La oración es el corazón de la vida de la Comunidad de Sant’Egidio, su primera “obra”. Cuando termina el día todas las Comunidades, tanto si son grandes como si son pequeñas, se reúnen alrededor del Señor para escuchar su Palabra y dirigirse a Él en su invocación. Los discípulos no pueden sino estar a los pies de Jesús, como María de Betania, para elegir la “mejor parte” (Lc 10,42) y aprender de Él sus mismos sentimientos (cfr. Flp 2,5).

Siempre que la Comunidad vuelve al Señor, hace suya la súplica del discípulo anónimo: “¡Señor, enséñanos a orar” (Lc 11,1). Y Jesús, maestro de oración, continúa contestando: “Cuando oréis, decid: Abbá, Padre”.

Cuando oramos, aunque lo hagamos dentro de nuestro corazón, nunca estamos aislados ni somos huérfanos, porque somos en todo momento miembros de la familia del Señor. En la oración común se ve claramente, además del misterio de la filiación, el de la fraternidad.

Las Comunidades de Sant'Egidio que hay por el mundo se reúnen en los distintos lugares que destinan a la oración y presentan al Señor las esperanzas y los dolores de los hombres y mujeres “vejados y abatidos” de los que habla el Evangelio (Mt 9,37). En aquella gente de entonces se incluyen los habitantes de las ciudades contemporáneas, los pobres que son marginados de la vida, todos aquellos que esperan que alguien les contrate (cfr. Mt 20).

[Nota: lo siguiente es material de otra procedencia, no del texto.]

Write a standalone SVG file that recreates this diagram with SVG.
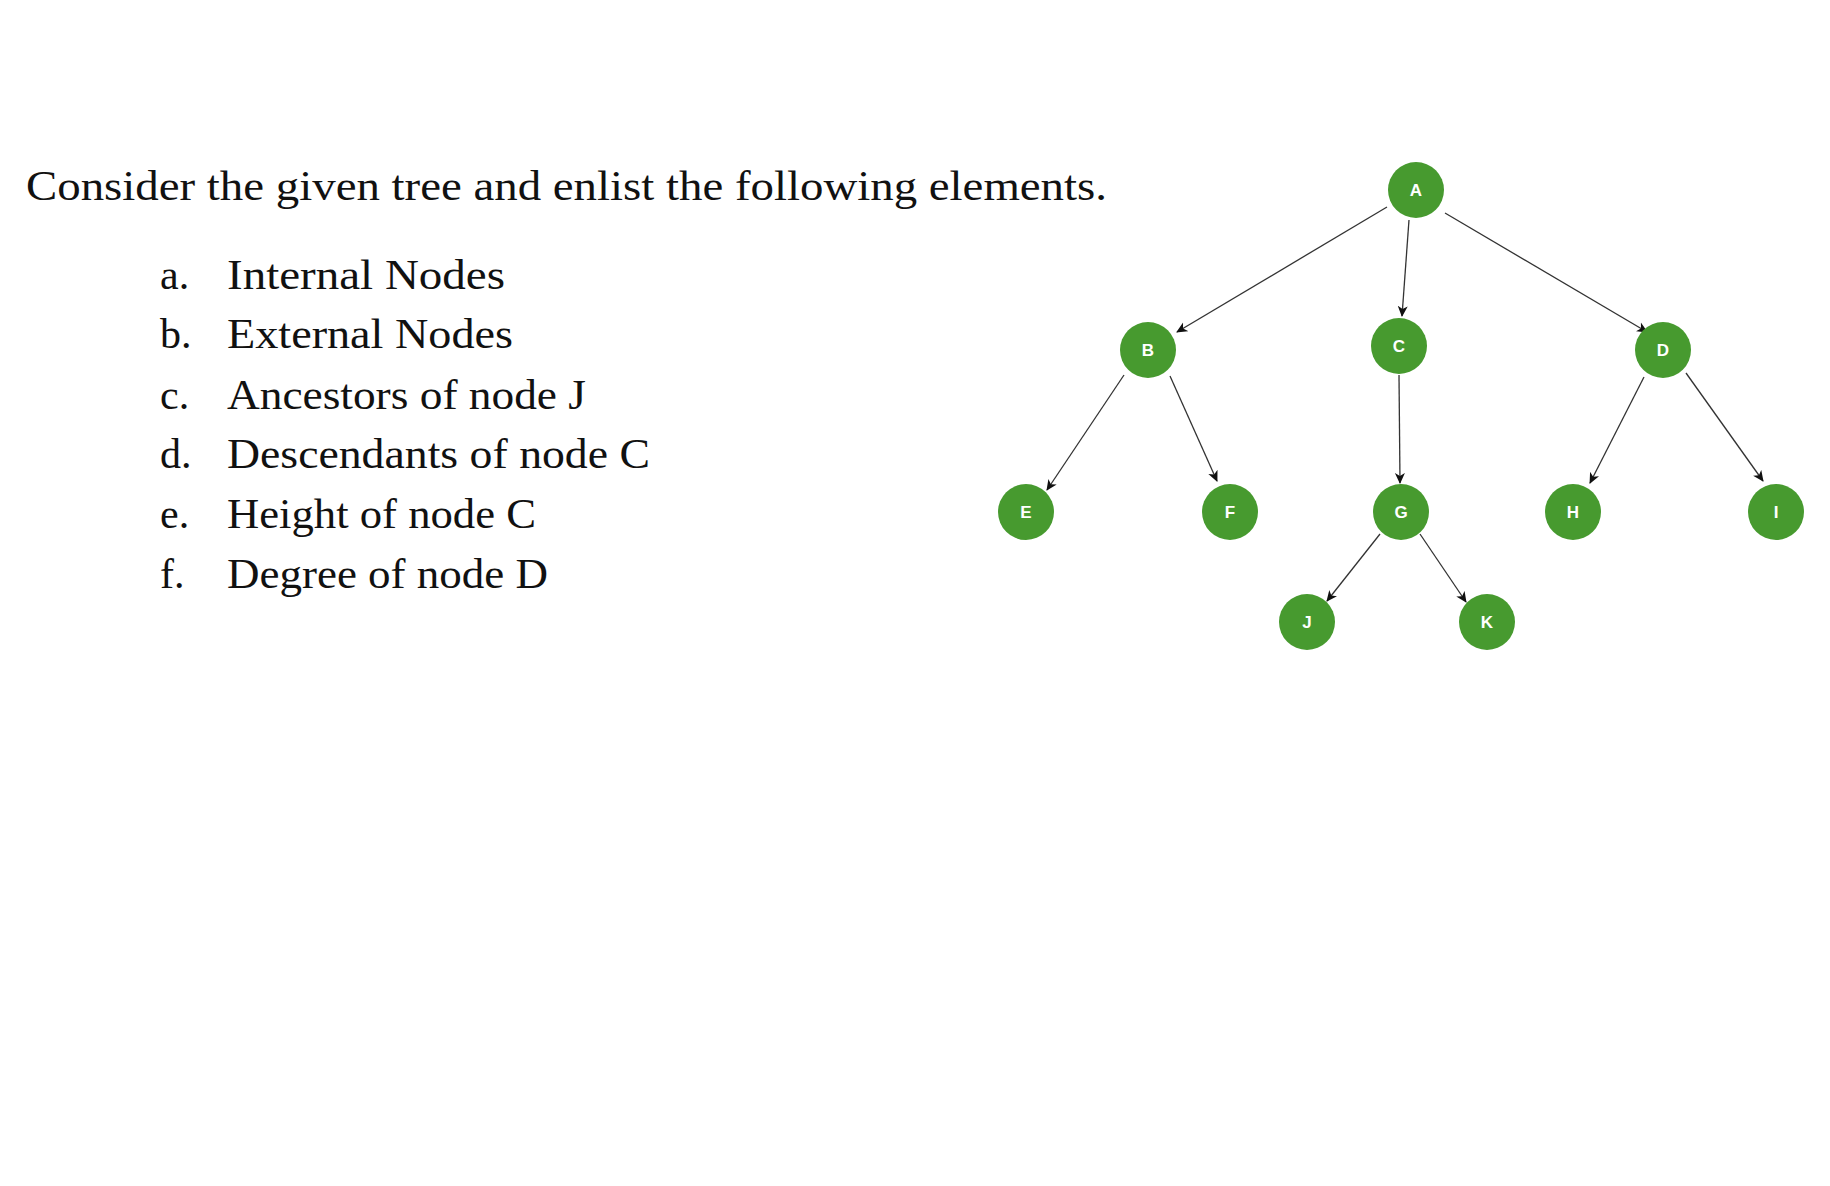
<svg xmlns="http://www.w3.org/2000/svg" width="1830" height="1186" viewBox="0 0 1830 1186">
<style>
.t{font-family:"Liberation Serif",serif;font-size:42px;fill:#111}
.n circle{fill:#479a2f}
.n text{font-family:"Liberation Sans",Arial,sans-serif;font-weight:bold;font-size:17px;fill:#fff;text-anchor:middle}
.e line{stroke:#333;stroke-width:1.3;marker-end:url(#ah)}
</style>
<defs>
<marker id="ah" markerUnits="userSpaceOnUse" markerWidth="12" markerHeight="12" refX="10" refY="5" orient="auto" viewBox="0 0 12 10">
<path d="M0,0 L11,5 L0,10 L3,5 Z" fill="#111"/>
</marker>
</defs>
<rect width="1830" height="1186" fill="#fff"/>
<g id="text">
<text class="t" x="26" y="200" textLength="1081" lengthAdjust="spacingAndGlyphs">Consider the given tree and enlist the following elements.</text>
<text class="t" x="160" y="289">a.</text><text class="t" x="227" y="289" textLength="278" lengthAdjust="spacingAndGlyphs">Internal Nodes</text>
<text class="t" x="160" y="348">b.</text><text class="t" x="227" y="348" textLength="286" lengthAdjust="spacingAndGlyphs">External Nodes</text>
<text class="t" x="160" y="409">c.</text><text class="t" x="227" y="409" textLength="359" lengthAdjust="spacingAndGlyphs">Ancestors of node J</text>
<text class="t" x="160" y="468">d.</text><text class="t" x="227" y="468" textLength="423" lengthAdjust="spacingAndGlyphs">Descendants of node C</text>
<text class="t" x="160" y="528">e.</text><text class="t" x="227" y="528" textLength="309" lengthAdjust="spacingAndGlyphs">Height of node C</text>
<text class="t" x="160" y="588">f.</text><text class="t" x="227" y="588" textLength="321" lengthAdjust="spacingAndGlyphs">Degree of node D</text>
</g>
<g id="edges" class="e">
<line x1="1387" y1="207" x2="1177" y2="332"/>
<line x1="1409" y1="220" x2="1402" y2="316"/>
<line x1="1445" y1="213" x2="1647" y2="332"/>
<line x1="1124" y1="375" x2="1047" y2="490"/>
<line x1="1170" y1="376" x2="1217" y2="481"/>
<line x1="1399" y1="375" x2="1400" y2="483"/>
<line x1="1644" y1="377" x2="1590" y2="483"/>
<line x1="1686" y1="373" x2="1763" y2="481"/>
<line x1="1380" y1="534" x2="1327" y2="601"/>
<line x1="1420" y1="534" x2="1466" y2="602"/>
</g>
<g id="A" class="n"><circle cx="1416" cy="190" r="28"/><text x="1416" y="196">A</text></g>
<g id="B" class="n"><circle cx="1148" cy="350" r="28"/><text x="1148" y="356">B</text></g>
<g id="C" class="n"><circle cx="1399" cy="346" r="28"/><text x="1399" y="352">C</text></g>
<g id="D" class="n"><circle cx="1663" cy="350" r="28"/><text x="1663" y="356">D</text></g>
<g id="E" class="n"><circle cx="1026" cy="512" r="28"/><text x="1026" y="518">E</text></g>
<g id="F" class="n"><circle cx="1230" cy="512" r="28"/><text x="1230" y="518">F</text></g>
<g id="G" class="n"><circle cx="1401" cy="512" r="28"/><text x="1401" y="518">G</text></g>
<g id="H" class="n"><circle cx="1573" cy="512" r="28"/><text x="1573" y="518">H</text></g>
<g id="I" class="n"><circle cx="1776" cy="512" r="28"/><text x="1776" y="518">I</text></g>
<g id="J" class="n"><circle cx="1307" cy="622" r="28"/><text x="1307" y="628">J</text></g>
<g id="K" class="n"><circle cx="1487" cy="622" r="28"/><text x="1487" y="628">K</text></g>
</svg>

La oración común recoge el grito, la aspiración, el deseo de paz, de curación, de sentido de la vida y de salvación que hay en los hombres y las mujeres de este mundo. La oración nunca es vacía. Sube incesante al Señor para que el llanto se transforme en alegría, la desesperación en felicidad, la angustia en esperanza y la soledad en comunión. Y para que el Reino de Dios llegue pronto a los hombres.